● Set problem
The listing below must be repeated word for word, with its images excluded.

☆ ☆ ☆ ☆ ☆

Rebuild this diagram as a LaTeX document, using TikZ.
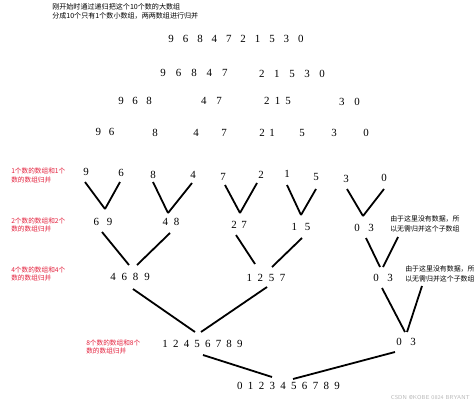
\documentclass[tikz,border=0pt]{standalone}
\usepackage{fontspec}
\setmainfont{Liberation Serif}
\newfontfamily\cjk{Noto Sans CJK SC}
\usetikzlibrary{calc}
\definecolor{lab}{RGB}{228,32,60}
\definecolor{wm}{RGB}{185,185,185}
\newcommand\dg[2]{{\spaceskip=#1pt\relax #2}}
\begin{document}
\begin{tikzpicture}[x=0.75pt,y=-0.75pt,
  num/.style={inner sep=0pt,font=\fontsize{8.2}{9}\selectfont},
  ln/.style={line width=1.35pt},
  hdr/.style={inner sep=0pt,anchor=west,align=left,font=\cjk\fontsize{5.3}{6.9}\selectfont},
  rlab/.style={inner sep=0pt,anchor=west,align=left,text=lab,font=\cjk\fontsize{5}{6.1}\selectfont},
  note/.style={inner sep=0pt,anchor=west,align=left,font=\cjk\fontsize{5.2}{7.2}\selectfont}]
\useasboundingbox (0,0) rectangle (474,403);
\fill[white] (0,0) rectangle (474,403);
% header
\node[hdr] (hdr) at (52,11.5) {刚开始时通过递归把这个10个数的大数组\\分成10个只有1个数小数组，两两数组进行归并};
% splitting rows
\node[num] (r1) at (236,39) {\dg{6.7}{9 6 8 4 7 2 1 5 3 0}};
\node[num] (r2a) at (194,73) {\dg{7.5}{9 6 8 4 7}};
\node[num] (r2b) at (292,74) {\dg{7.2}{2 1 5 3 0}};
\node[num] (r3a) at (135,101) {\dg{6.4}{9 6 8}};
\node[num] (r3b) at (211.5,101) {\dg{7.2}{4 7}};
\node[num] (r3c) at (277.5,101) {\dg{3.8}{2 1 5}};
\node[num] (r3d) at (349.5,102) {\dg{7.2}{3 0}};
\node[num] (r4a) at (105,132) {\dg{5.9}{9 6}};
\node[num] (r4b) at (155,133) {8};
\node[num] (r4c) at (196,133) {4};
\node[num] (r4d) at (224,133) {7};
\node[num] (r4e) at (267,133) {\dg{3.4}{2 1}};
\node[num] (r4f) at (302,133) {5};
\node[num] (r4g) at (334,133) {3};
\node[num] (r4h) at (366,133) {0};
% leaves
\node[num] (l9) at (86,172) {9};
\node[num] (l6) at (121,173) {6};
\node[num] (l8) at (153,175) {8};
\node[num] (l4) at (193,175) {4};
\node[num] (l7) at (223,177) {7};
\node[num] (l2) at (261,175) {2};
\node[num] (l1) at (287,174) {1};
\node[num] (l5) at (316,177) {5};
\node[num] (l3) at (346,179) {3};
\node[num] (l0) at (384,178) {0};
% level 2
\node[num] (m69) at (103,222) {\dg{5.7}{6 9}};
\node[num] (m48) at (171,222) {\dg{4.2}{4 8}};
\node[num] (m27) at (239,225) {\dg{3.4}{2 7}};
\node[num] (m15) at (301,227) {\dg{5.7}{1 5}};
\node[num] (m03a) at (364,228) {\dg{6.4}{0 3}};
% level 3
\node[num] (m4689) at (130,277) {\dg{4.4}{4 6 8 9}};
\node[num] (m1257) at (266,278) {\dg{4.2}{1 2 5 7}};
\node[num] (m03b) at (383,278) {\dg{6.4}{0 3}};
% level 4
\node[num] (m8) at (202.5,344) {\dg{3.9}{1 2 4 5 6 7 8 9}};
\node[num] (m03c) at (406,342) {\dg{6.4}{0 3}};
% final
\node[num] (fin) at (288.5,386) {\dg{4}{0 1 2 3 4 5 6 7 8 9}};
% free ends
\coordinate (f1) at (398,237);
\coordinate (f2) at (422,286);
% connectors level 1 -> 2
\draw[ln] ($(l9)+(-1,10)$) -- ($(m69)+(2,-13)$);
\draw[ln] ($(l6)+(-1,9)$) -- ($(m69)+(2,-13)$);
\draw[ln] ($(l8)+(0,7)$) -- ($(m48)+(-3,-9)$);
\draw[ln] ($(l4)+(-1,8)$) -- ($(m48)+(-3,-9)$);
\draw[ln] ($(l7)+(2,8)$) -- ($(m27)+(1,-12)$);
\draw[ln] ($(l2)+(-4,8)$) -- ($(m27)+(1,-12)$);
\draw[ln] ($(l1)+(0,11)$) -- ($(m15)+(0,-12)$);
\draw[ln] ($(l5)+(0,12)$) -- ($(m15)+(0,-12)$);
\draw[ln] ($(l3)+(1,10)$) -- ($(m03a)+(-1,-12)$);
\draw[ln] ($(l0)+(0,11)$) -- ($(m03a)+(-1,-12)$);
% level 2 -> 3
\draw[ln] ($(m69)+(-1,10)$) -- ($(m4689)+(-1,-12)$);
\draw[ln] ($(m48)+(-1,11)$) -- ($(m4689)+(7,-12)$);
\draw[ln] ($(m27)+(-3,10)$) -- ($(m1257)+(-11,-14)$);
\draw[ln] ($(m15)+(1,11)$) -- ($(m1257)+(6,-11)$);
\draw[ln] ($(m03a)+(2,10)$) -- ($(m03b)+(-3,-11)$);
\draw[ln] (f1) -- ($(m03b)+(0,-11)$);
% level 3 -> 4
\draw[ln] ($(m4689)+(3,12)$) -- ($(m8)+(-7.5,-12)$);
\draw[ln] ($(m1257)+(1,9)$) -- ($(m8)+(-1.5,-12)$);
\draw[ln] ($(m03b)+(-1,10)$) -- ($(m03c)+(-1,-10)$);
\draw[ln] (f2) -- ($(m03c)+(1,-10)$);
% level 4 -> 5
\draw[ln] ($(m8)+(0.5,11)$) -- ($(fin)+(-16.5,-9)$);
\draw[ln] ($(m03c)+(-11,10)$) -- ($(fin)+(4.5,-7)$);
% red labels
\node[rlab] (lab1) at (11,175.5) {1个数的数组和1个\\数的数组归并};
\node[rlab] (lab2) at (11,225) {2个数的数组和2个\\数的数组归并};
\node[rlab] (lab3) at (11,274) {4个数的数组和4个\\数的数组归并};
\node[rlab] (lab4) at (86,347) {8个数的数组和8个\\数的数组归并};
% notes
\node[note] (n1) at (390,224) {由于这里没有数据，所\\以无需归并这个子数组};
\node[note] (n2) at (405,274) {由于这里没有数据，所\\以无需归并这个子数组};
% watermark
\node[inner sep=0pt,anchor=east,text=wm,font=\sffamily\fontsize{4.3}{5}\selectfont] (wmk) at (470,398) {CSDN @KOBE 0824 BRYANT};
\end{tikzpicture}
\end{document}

☆ ☆ ☆ ☆ ☆

● Solved exercise
Rebuild this diagram as a LaTeX document, using TikZ.
\documentclass[tikz,border=0pt]{standalone}
\usepackage{fontspec}
\setmainfont{Liberation Serif}
\newfontfamily\cjk{Noto Sans CJK SC}
\usetikzlibrary{calc}
\definecolor{lab}{RGB}{228,32,60}
\definecolor{wm}{RGB}{185,185,185}
\newcommand\dg[2]{{\spaceskip=#1pt\relax #2}}
\begin{document}
\begin{tikzpicture}[x=0.75pt,y=-0.75pt,
  num/.style={inner sep=0pt,font=\fontsize{8.2}{9}\selectfont},
  ln/.style={line width=1.35pt},
  hdr/.style={inner sep=0pt,anchor=west,align=left,font=\cjk\fontsize{5.3}{6.9}\selectfont},
  rlab/.style={inner sep=0pt,anchor=west,align=left,text=lab,font=\cjk\fontsize{5}{6.1}\selectfont},
  note/.style={inner sep=0pt,anchor=west,align=left,font=\cjk\fontsize{5.2}{7.2}\selectfont}]
\useasboundingbox (0,0) rectangle (474,403);
\fill[white] (0,0) rectangle (474,403);
% header
\node[hdr] (hdr) at (52,11.5) {刚开始时通过递归把这个10个数的大数组\\分成10个只有1个数小数组，两两数组进行归并};
% splitting rows
\node[num] (r1) at (236,39) {\dg{6.7}{9 6 8 4 7 2 1 5 3 0}};
\node[num] (r2a) at (194,73) {\dg{7.5}{9 6 8 4 7}};
\node[num] (r2b) at (292,74) {\dg{7.2}{2 1 5 3 0}};
\node[num] (r3a) at (135,101) {\dg{6.4}{9 6 8}};
\node[num] (r3b) at (211.5,101) {\dg{7.2}{4 7}};
\node[num] (r3c) at (277.5,101) {\dg{3.8}{2 1 5}};
\node[num] (r3d) at (349.5,102) {\dg{7.2}{3 0}};
\node[num] (r4a) at (105,132) {\dg{5.9}{9 6}};
\node[num] (r4b) at (155,133) {8};
\node[num] (r4c) at (196,133) {4};
\node[num] (r4d) at (224,133) {7};
\node[num] (r4e) at (267,133) {\dg{3.4}{2 1}};
\node[num] (r4f) at (302,133) {5};
\node[num] (r4g) at (334,133) {3};
\node[num] (r4h) at (366,133) {0};
% leaves
\node[num] (l9) at (86,172) {9};
\node[num] (l6) at (121,173) {6};
\node[num] (l8) at (153,175) {8};
\node[num] (l4) at (193,175) {4};
\node[num] (l7) at (223,177) {7};
\node[num] (l2) at (261,175) {2};
\node[num] (l1) at (287,174) {1};
\node[num] (l5) at (316,177) {5};
\node[num] (l3) at (346,179) {3};
\node[num] (l0) at (384,178) {0};
% level 2
\node[num] (m69) at (103,222) {\dg{5.7}{6 9}};
\node[num] (m48) at (171,222) {\dg{4.2}{4 8}};
\node[num] (m27) at (239,225) {\dg{3.4}{2 7}};
\node[num] (m15) at (301,227) {\dg{5.7}{1 5}};
\node[num] (m03a) at (364,228) {\dg{6.4}{0 3}};
% level 3
\node[num] (m4689) at (130,277) {\dg{4.4}{4 6 8 9}};
\node[num] (m1257) at (266,278) {\dg{4.2}{1 2 5 7}};
\node[num] (m03b) at (383,278) {\dg{6.4}{0 3}};
% level 4
\node[num] (m8) at (202.5,344) {\dg{3.9}{1 2 4 5 6 7 8 9}};
\node[num] (m03c) at (406,342) {\dg{6.4}{0 3}};
% final
\node[num] (fin) at (288.5,386) {\dg{4}{0 1 2 3 4 5 6 7 8 9}};
% free ends
\coordinate (f1) at (398,237);
\coordinate (f2) at (422,286);
% connectors level 1 -> 2
\draw[ln] ($(l9)+(-1,10)$) -- ($(m69)+(2,-13)$);
\draw[ln] ($(l6)+(-1,9)$) -- ($(m69)+(2,-13)$);
\draw[ln] ($(l8)+(0,7)$) -- ($(m48)+(-3,-9)$);
\draw[ln] ($(l4)+(-1,8)$) -- ($(m48)+(-3,-9)$);
\draw[ln] ($(l7)+(2,8)$) -- ($(m27)+(1,-12)$);
\draw[ln] ($(l2)+(-4,8)$) -- ($(m27)+(1,-12)$);
\draw[ln] ($(l1)+(0,11)$) -- ($(m15)+(0,-12)$);
\draw[ln] ($(l5)+(0,12)$) -- ($(m15)+(0,-12)$);
\draw[ln] ($(l3)+(1,10)$) -- ($(m03a)+(-1,-12)$);
\draw[ln] ($(l0)+(0,11)$) -- ($(m03a)+(-1,-12)$);
% level 2 -> 3
\draw[ln] ($(m69)+(-1,10)$) -- ($(m4689)+(-1,-12)$);
\draw[ln] ($(m48)+(-1,11)$) -- ($(m4689)+(7,-12)$);
\draw[ln] ($(m27)+(-3,10)$) -- ($(m1257)+(-11,-14)$);
\draw[ln] ($(m15)+(1,11)$) -- ($(m1257)+(6,-11)$);
\draw[ln] ($(m03a)+(2,10)$) -- ($(m03b)+(-3,-11)$);
\draw[ln] (f1) -- ($(m03b)+(0,-11)$);
% level 3 -> 4
\draw[ln] ($(m4689)+(3,12)$) -- ($(m8)+(-7.5,-12)$);
\draw[ln] ($(m1257)+(1,9)$) -- ($(m8)+(-1.5,-12)$);
\draw[ln] ($(m03b)+(-1,10)$) -- ($(m03c)+(-1,-10)$);
\draw[ln] (f2) -- ($(m03c)+(1,-10)$);
% level 4 -> 5
\draw[ln] ($(m8)+(0.5,11)$) -- ($(fin)+(-16.5,-9)$);
\draw[ln] ($(m03c)+(-11,10)$) -- ($(fin)+(4.5,-7)$);
% red labels
\node[rlab] (lab1) at (11,175.5) {1个数的数组和1个\\数的数组归并};
\node[rlab] (lab2) at (11,225) {2个数的数组和2个\\数的数组归并};
\node[rlab] (lab3) at (11,274) {4个数的数组和4个\\数的数组归并};
\node[rlab] (lab4) at (86,347) {8个数的数组和8个\\数的数组归并};
% notes
\node[note] (n1) at (390,224) {由于这里没有数据，所\\以无需归并这个子数组};
\node[note] (n2) at (405,274) {由于这里没有数据，所\\以无需归并这个子数组};
% watermark
\node[inner sep=0pt,anchor=east,text=wm,font=\sffamily\fontsize{4.3}{5}\selectfont] (wmk) at (470,398) {CSDN @KOBE 0824 BRYANT};
\end{tikzpicture}
\end{document}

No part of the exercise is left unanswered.